- 著者
-
大川 裕司
宮川 和典
鈴木 四郎
高畠 保
江上 典文
谷岡 健吉
小楠 功一
小林 昭
平井 忠明
- 出版者
- 一般社団法人 映像情報メディア学会
- 雑誌
- 映像情報メディア学会技術報告 25.39 (ISSN:13426893)
- 巻号頁・発行日
- pp.25-30, 2001-06-20 (Released:2017-06-23)
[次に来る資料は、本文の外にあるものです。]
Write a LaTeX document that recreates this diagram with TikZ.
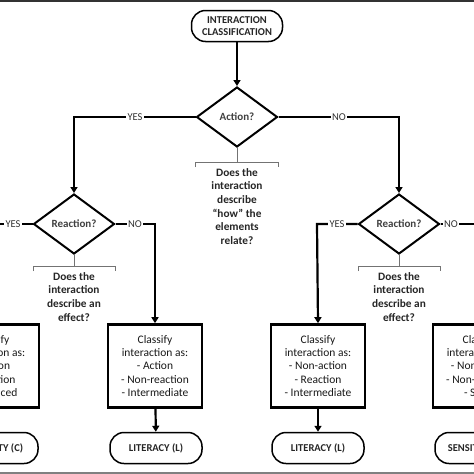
\documentclass[tikz,border=0pt]{standalone}
\usepackage{fontspec}
\setmainfont{Carlito}
\usetikzlibrary{shapes.geometric,arrows.meta}
\begin{document}
\begin{tikzpicture}[x=1pt,y=-1pt,
  flow/.style={line width=2.2pt, draw=black},
  arr/.style={flow, -{Triangle[length=6pt,width=7pt]}},
  term/.style={draw, line width=1.5pt, rounded corners=14pt, minimum width=91pt, minimum height=31pt, inner sep=0pt, align=center, text=black!85, font=\bfseries\fontsize{10.5}{12.5}\selectfont},
  dia/.style={draw, diamond, line width=2pt, minimum width=81pt, minimum height=60pt, inner sep=0pt, text=black!75, font=\bfseries\fontsize{11}{13}\selectfont},
  cbox/.style={draw, line width=2.6pt, minimum width=94pt, minimum height=83pt, inner sep=0pt, align=center, text=black!90, font=\fontsize{11.5}{13.4}\selectfont},
  ques/.style={anchor=north, align=center, inner sep=0pt, text=black!85, font=\bfseries\fontsize{11.3}{13.7}\selectfont},
  lbl/.style={fill=white, inner sep=1.2pt, text=black!80, font=\fontsize{10.5}{12}\selectfont},
  brk/.style={draw=black!55, line width=0.8pt}
]
\useasboundingbox (0,0) rectangle (474,474);
\clip (0,0) rectangle (474,474);
\fill[white] (0,0) rectangle (474,474);
% frame bands
\fill[black!80] (0,0) rectangle (474,2);
\fill[black!50] (0,472) rectangle (474,474);

% nodes
\node[term] (start) at (237,26) {INTERACTION\\CLASSIFICATION};
\node[dia] (action) at (237,117) {Action?};
\node[dia] (reactL) at (74,224) {Reaction?};
\node[dia] (reactR) at (399,224) {Reaction?};

\node[cbox] (boxC) at (-8,366) {Classify\\interaction as:\\- Action\\- Reaction\\- Produced};
\node[cbox] (boxL1) at (155,366) {Classify\\interaction as:\\- Action\\- Non-reaction\\- Intermediate};
\node[cbox] (boxL2) at (318,366) {Classify\\interaction as:\\- Non-action\\- Reaction\\- Intermediate};
\node[cbox] (boxS) at (480,366) {Classify\\interaction as:\\- Non-action\\- Non-reaction\\- Static};

\node[term, minimum width=92pt] (termC) at (-8,448) {CAUSALITY (C)};
\node[term, minimum width=92pt] (termL1) at (156,448) {LITERACY (L)};
\node[term, minimum width=92pt] (termL2) at (318,448) {LITERACY (L)};
\node[term, minimum width=92pt] (termS) at (481,448) {SENSITIVITY (S)};

% question texts
\node[ques] (qA) at (237,168) {Does the\\interaction\\describe\\“how” the\\elements\\relate?};
\node[ques] (qL) at (74,272) {Does the\\interaction\\describe an\\effect?};
\node[ques] (qR) at (399,272) {Does the\\interaction\\describe an\\effect?};

% corner coordinates
\coordinate (cAL) at (74,117);
\coordinate (cAR) at (399,117);
\coordinate (cLY) at (-8,224);
\coordinate (cLN) at (155,224);
\coordinate (cRY) at (317,224);
\coordinate (cRN) at (520,224);

% brackets
\coordinate (bA) at (237,162);
\coordinate (bL) at (74,266);
\coordinate (bR) at (399,266);
\draw[brk] (action.south) -- (bA);
\draw[brk] (195,167) -- (195,162) -- (278,162) -- (278,167);
\draw[brk] (reactL.south) -- (bL);
\draw[brk] (33,271) -- (33,266) -- (115,266) -- (115,271);
\draw[brk] (reactR.south) -- (bR);
\draw[brk] (358,271) -- (358,266) -- (440,266) -- (440,271);

% flow
\draw[arr] (start) -- (action);
\draw[arr] (action.west) -- (cAL) -- (reactL.north);
\draw[arr] (action.east) -- (cAR) -- (reactR.north);
\draw[arr] (reactL.west) -- (cLY) -- (boxC.north);
\draw[arr] (reactL.east) -- (cLN) -- (boxL1.north);
\draw[arr] (reactR.west) -- (cRY) -- (boxL2.north);
\draw[flow] (reactR.east) -- (cRN);
\draw[arr] (boxC) -- (termC);
\draw[arr] (boxL1) -- (termL1);
\draw[arr] (boxL2) -- (termL2);
\draw[arr] (boxS) -- (termS);

% labels
\node[lbl] at (135,117) {YES};
\node[lbl] at (339,117) {NO};
\node[lbl] at (13,224) {YES};
\node[lbl] at (135,224) {NO};
\node[lbl] at (337,224) {YES};
\node[lbl] at (451,224) {NO};
\end{tikzpicture}
\end{document}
新Super-HARP(High-gain Avalanche-Rushing amorphous Photoconductor)膜は、アモルファスセレンを主成分とする光電変換膜で、膜内での電子のアバランシェ増倍現象を利用することで超高感度を実現している。この新Super-HARP膜を使用した撮像デバイスは、非常に暗いシーンの撮影に使用されるが、その際にはショットノイズによる画質劣化が問題となる。そこで、このショットノイズの影響を軽減するため、新Super-HARP膜の緑色光に対する量子効率の改善に取り組んだ。新しい膜構造の設計にあたっては、アモルファスセレン層の一部にテルルを添加した領域を設けるとともに、このテルル添加領域を入射光(信号電極側)寄りに挿入することでその増感効果を一層高めることとした。これによって、カラーカメラの画質に大きな影響をおよぼす緑色光での量子効率を従来の約2倍に高めることができた。また、ショットノイズのみを考慮したS/N_<shot>を評価した結果、緑色光で約3dBの改善が認められた。